WORK TO COMPLETE: Exact reproduction of the data is required, with images excluded.

SUPPLIED DATA:

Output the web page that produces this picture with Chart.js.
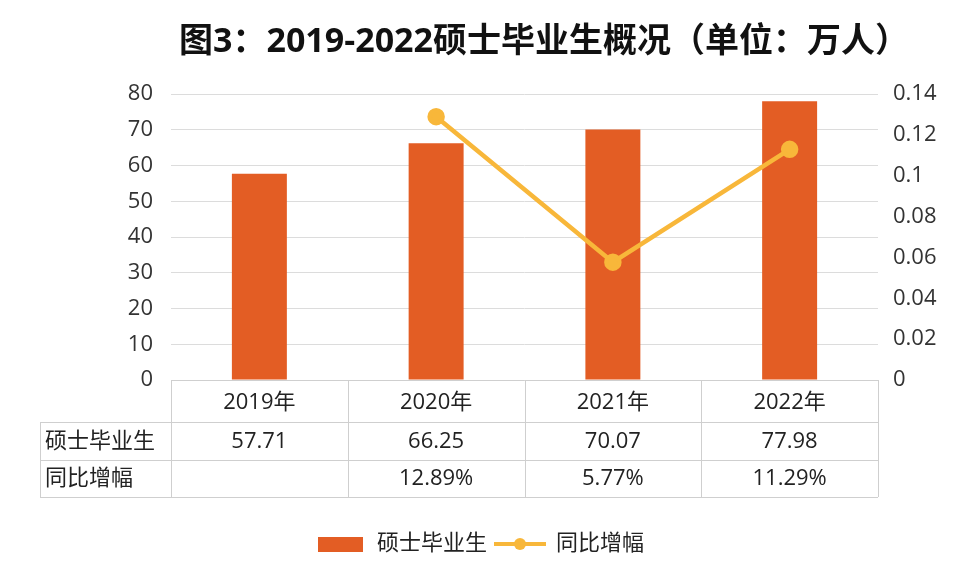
<!DOCTYPE html>
<html>
<head>
<meta charset="utf-8">
<script src="https://cdn.jsdelivr.net/npm/chart.js@4.4.0/dist/chart.umd.min.js"></script>
<style>
html, body { margin: 0; padding: 0; background: #fff; }
#wrap { width: 960px; height: 585px; position: relative; }
</style>
</head>
<body>
<div id="wrap"><canvas id="myChart"></canvas></div>
<script>
// data
const years = ['2019年', '2020年', '2021年', '2022年']
const graduates = [57.71, 66.25, 70.07, 77.98]
const growth = [null, 0.1289, 0.0577, 0.1129]
const graduateText = ['57.71', '66.25', '70.07', '77.98']
const growthText = ['', '12.89%', '5.77%', '11.29%']
const rowNames = ['硕士毕业生', '同比增幅']
const titleText = '图3：2019-2022硕士毕业生概况（单位：万人）'

const BAR = '#E35D24'
const LINE = '#F8B73A'
const FONT = "'Open Sans', 'Noto Sans CJK SC', sans-serif"

Chart.defaults.font.family = FONT
Chart.defaults.color = '#333'

// little pictures for the legend markers
function barIcon(){
    const c = document.createElement('canvas')
    c.width = 45; c.height = 15
    const ctx = c.getContext('2d')
    ctx.fillStyle = BAR
    ctx.fillRect(0, 0, 45, 15)
    return c
}
function lineIcon(){
    const c = document.createElement('canvas')
    c.width = 52; c.height = 14
    const ctx = c.getContext('2d')
    ctx.strokeStyle = LINE
    ctx.lineWidth = 4
    ctx.beginPath(); ctx.moveTo(0, 7); ctx.lineTo(52, 7); ctx.stroke()
    ctx.fillStyle = LINE
    ctx.beginPath(); ctx.arc(26, 7, 6, 0, Math.PI * 2); ctx.fill()
    return c
}

// title + data table under the plot
const tablePlugin = {
    id: 'tablePlugin',
    afterDraw(chart){
        const ctx = chart.ctx
        const area = chart.chartArea
        const x = chart.scales.x
        const n = years.length
        const colW = (x.right - x.left) / n
        const rowTop = [area.bottom, area.bottom + 42, area.bottom + 80]
        const rowBot = area.bottom + 117
        const labelLeft = 40

        ctx.save()
        // title
        ctx.fillStyle = '#111'
        ctx.font = 'bold 34px ' + FONT
        ctx.textAlign = 'center'
        ctx.textBaseline = 'middle'
        ctx.fillText(titleText, 544, 42)

        // grid lines of the table
        ctx.strokeStyle = '#cfcfcf'
        ctx.lineWidth = 1
        ctx.beginPath()
        ctx.moveTo(x.left, rowTop[0] + 0.5); ctx.lineTo(x.right, rowTop[0] + 0.5)
        for (let r = 1; r < 3; r++){
            ctx.moveTo(labelLeft, rowTop[r] + 0.5); ctx.lineTo(x.right, rowTop[r] + 0.5)
        }
        ctx.moveTo(labelLeft, rowBot + 0.5); ctx.lineTo(x.right, rowBot + 0.5)
        ctx.moveTo(labelLeft + 0.5, rowTop[1]); ctx.lineTo(labelLeft + 0.5, rowBot)
        for (let i = 0; i <= n; i++){
            const px = Math.round(x.left + i * colW) + 0.5
            ctx.moveTo(px, rowTop[0]); ctx.lineTo(px, rowBot)
        }
        ctx.stroke()

        // texts
        ctx.fillStyle = '#222'
        ctx.font = '22px ' + FONT
        const mid = [ (rowTop[0] + rowTop[1]) / 2 + 2, (rowTop[1] + rowTop[2]) / 2 + 1, (rowTop[2] + rowBot) / 2 ]
        years.forEach((y, i) => {
            const cx = x.getPixelForValue(i)
            ctx.textAlign = 'center'
            ctx.fillText(y, cx, mid[0])
            ctx.fillText(graduateText[i], cx, mid[1])
            ctx.fillText(growthText[i], cx, mid[2])
        })
        ctx.textAlign = 'left'
        ctx.fillText(rowNames[0], labelLeft + 5, mid[1])
        ctx.fillText(rowNames[1], labelLeft + 5, mid[2])
        ctx.restore()
    }
}

const icons = [barIcon(), lineIcon()]

new Chart(document.getElementById('myChart').getContext('2d'), {
    data: {
        labels: years,
        datasets: [
            {
                type: 'line',
                label: '同比增幅',
                data: growth,
                yAxisID: 'y1',
                borderColor: LINE,
                backgroundColor: LINE,
                borderWidth: 4.5,
                pointRadius: 6.5,
                pointHoverRadius: 6.5,
                spanGaps: false,
                order: 0
            },
            {
                type: 'bar',
                label: '硕士毕业生',
                data: graduates,
                yAxisID: 'y',
                backgroundColor: BAR,
                barPercentage: 0.311,
                categoryPercentage: 1,
                order: 1
            }
        ]
    },
    options: {
        responsive: true,
        maintainAspectRatio: false,
        animation: false,
        layout: { padding: { top: 94, left: 0, right: 0, bottom: 20 } },
        plugins: {
            tooltip: { enabled: false },
            legend: {
                position: 'bottom',
                labels: {
                    usePointStyle: true,
                    pointStyleWidth: 50,
                    padding: 8,
                    color: '#222',
                    font: { size: 22 },
                    generateLabels(chart){
                        // bar first, then line, like the picture
                        return [1, 0].map((di, k) => ({
                            text: chart.data.datasets[di].label,
                            pointStyle: icons[k],
                            fillStyle: 'transparent',
                            strokeStyle: 'transparent',
                            lineWidth: 0,
                            datasetIndex: di,
                            fontColor: '#222'
                        }))
                    }
                }
            }
        },
        scales: {
            x: {
                grid: { display: false },
                border: { display: false },
                ticks: { display: false },
                afterFit(scale){ scale.height = 145 }
            },
            y: {
                position: 'left',
                min: 0, max: 80,
                ticks: { stepSize: 10, padding: 18, font: { size: 22 }, color: '#333' },
                grid: { color: '#dcdcdc', drawTicks: false },
                border: { display: false },
                afterFit(scale){ scale.width = 171 }
            },
            y1: {
                position: 'right',
                min: 0, max: 0.14,
                ticks: { stepSize: 0.02, padding: 15, font: { size: 22 }, color: '#333',
                    callback: v => String(Math.round(v * 100) / 100) },
                grid: { display: false, drawTicks: false },
                border: { display: false },
                afterFit(scale){ scale.width = 82 }
            }
        }
    },
    plugins: [tablePlugin]
})
</script>
</body>
</html>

WORKED ANSWER:
Output the web page that produces this picture with Chart.js.
<!DOCTYPE html>
<html>
<head>
<meta charset="utf-8">
<script src="https://cdn.jsdelivr.net/npm/chart.js@4.4.0/dist/chart.umd.min.js"></script>
<style>
html, body { margin: 0; padding: 0; background: #fff; }
#wrap { width: 960px; height: 585px; position: relative; }
</style>
</head>
<body>
<div id="wrap"><canvas id="myChart"></canvas></div>
<script>
// data
const years = ['2019年', '2020年', '2021年', '2022年']
const graduates = [57.71, 66.25, 70.07, 77.98]
const growth = [null, 0.1289, 0.0577, 0.1129]
const graduateText = ['57.71', '66.25', '70.07', '77.98']
const growthText = ['', '12.89%', '5.77%', '11.29%']
const rowNames = ['硕士毕业生', '同比增幅']
const titleText = '图3：2019-2022硕士毕业生概况（单位：万人）'

const BAR = '#E35D24'
const LINE = '#F8B73A'
const FONT = "'Open Sans', 'Noto Sans CJK SC', sans-serif"

Chart.defaults.font.family = FONT
Chart.defaults.color = '#333'

// little pictures for the legend markers
function barIcon(){
    const c = document.createElement('canvas')
    c.width = 45; c.height = 15
    const ctx = c.getContext('2d')
    ctx.fillStyle = BAR
    ctx.fillRect(0, 0, 45, 15)
    return c
}
function lineIcon(){
    const c = document.createElement('canvas')
    c.width = 52; c.height = 14
    const ctx = c.getContext('2d')
    ctx.strokeStyle = LINE
    ctx.lineWidth = 4
    ctx.beginPath(); ctx.moveTo(0, 7); ctx.lineTo(52, 7); ctx.stroke()
    ctx.fillStyle = LINE
    ctx.beginPath(); ctx.arc(26, 7, 6, 0, Math.PI * 2); ctx.fill()
    return c
}

// title + data table under the plot
const tablePlugin = {
    id: 'tablePlugin',
    afterDraw(chart){
        const ctx = chart.ctx
        const area = chart.chartArea
        const x = chart.scales.x
        const n = years.length
        const colW = (x.right - x.left) / n
        const rowTop = [area.bottom, area.bottom + 42, area.bottom + 80]
        const rowBot = area.bottom + 117
        const labelLeft = 40

        ctx.save()
        // title
        ctx.fillStyle = '#111'
        ctx.font = 'bold 34px ' + FONT
        ctx.textAlign = 'center'
        ctx.textBaseline = 'middle'
        ctx.fillText(titleText, 544, 42)

        // grid lines of the table
        ctx.strokeStyle = '#cfcfcf'
        ctx.lineWidth = 1
        ctx.beginPath()
        ctx.moveTo(x.left, rowTop[0] + 0.5); ctx.lineTo(x.right, rowTop[0] + 0.5)
        for (let r = 1; r < 3; r++){
            ctx.moveTo(labelLeft, rowTop[r] + 0.5); ctx.lineTo(x.right, rowTop[r] + 0.5)
        }
        ctx.moveTo(labelLeft, rowBot + 0.5); ctx.lineTo(x.right, rowBot + 0.5)
        ctx.moveTo(labelLeft + 0.5, rowTop[1]); ctx.lineTo(labelLeft + 0.5, rowBot)
        for (let i = 0; i <= n; i++){
            const px = Math.round(x.left + i * colW) + 0.5
            ctx.moveTo(px, rowTop[0]); ctx.lineTo(px, rowBot)
        }
        ctx.stroke()

        // texts
        ctx.fillStyle = '#222'
        ctx.font = '22px ' + FONT
        const mid = [ (rowTop[0] + rowTop[1]) / 2 + 2, (rowTop[1] + rowTop[2]) / 2 + 1, (rowTop[2] + rowBot) / 2 ]
        years.forEach((y, i) => {
            const cx = x.getPixelForValue(i)
            ctx.textAlign = 'center'
            ctx.fillText(y, cx, mid[0])
            ctx.fillText(graduateText[i], cx, mid[1])
            ctx.fillText(growthText[i], cx, mid[2])
        })
        ctx.textAlign = 'left'
        ctx.fillText(rowNames[0], labelLeft + 5, mid[1])
        ctx.fillText(rowNames[1], labelLeft + 5, mid[2])
        ctx.restore()
    }
}

const icons = [barIcon(), lineIcon()]

new Chart(document.getElementById('myChart').getContext('2d'), {
    data: {
        labels: years,
        datasets: [
            {
                type: 'line',
                label: '同比增幅',
                data: growth,
                yAxisID: 'y1',
                borderColor: LINE,
                backgroundColor: LINE,
                borderWidth: 4.5,
                pointRadius: 6.5,
                pointHoverRadius: 6.5,
                spanGaps: false,
                order: 0
            },
            {
                type: 'bar',
                label: '硕士毕业生',
                data: graduates,
                yAxisID: 'y',
                backgroundColor: BAR,
                barPercentage: 0.311,
                categoryPercentage: 1,
                order: 1
            }
        ]
    },
    options: {
        responsive: true,
        maintainAspectRatio: false,
        animation: false,
        layout: { padding: { top: 94, left: 0, right: 0, bottom: 20 } },
        plugins: {
            tooltip: { enabled: false },
            legend: {
                position: 'bottom',
                labels: {
                    usePointStyle: true,
                    pointStyleWidth: 50,
                    padding: 8,
                    color: '#222',
                    font: { size: 22 },
                    generateLabels(chart){
                        // bar first, then line, like the picture
                        return [1, 0].map((di, k) => ({
                            text: chart.data.datasets[di].label,
                            pointStyle: icons[k],
                            fillStyle: 'transparent',
                            strokeStyle: 'transparent',
                            lineWidth: 0,
                            datasetIndex: di,
                            fontColor: '#222'
                        }))
                    }
                }
            }
        },
        scales: {
            x: {
                grid: { display: false },
                border: { display: false },
                ticks: { display: false },
                afterFit(scale){ scale.height = 145 }
            },
            y: {
                position: 'left',
                min: 0, max: 80,
                ticks: { stepSize: 10, padding: 18, font: { size: 22 }, color: '#333' },
                grid: { color: '#dcdcdc', drawTicks: false },
                border: { display: false },
                afterFit(scale){ scale.width = 171 }
            },
            y1: {
                position: 'right',
                min: 0, max: 0.14,
                ticks: { stepSize: 0.02, padding: 15, font: { size: 22 }, color: '#333',
                    callback: v => String(Math.round(v * 100) / 100) },
                grid: { display: false, drawTicks: false },
                border: { display: false },
                afterFit(scale){ scale.width = 82 }
            }
        }
    },
    plugins: [tablePlugin]
})
</script>
</body>
</html>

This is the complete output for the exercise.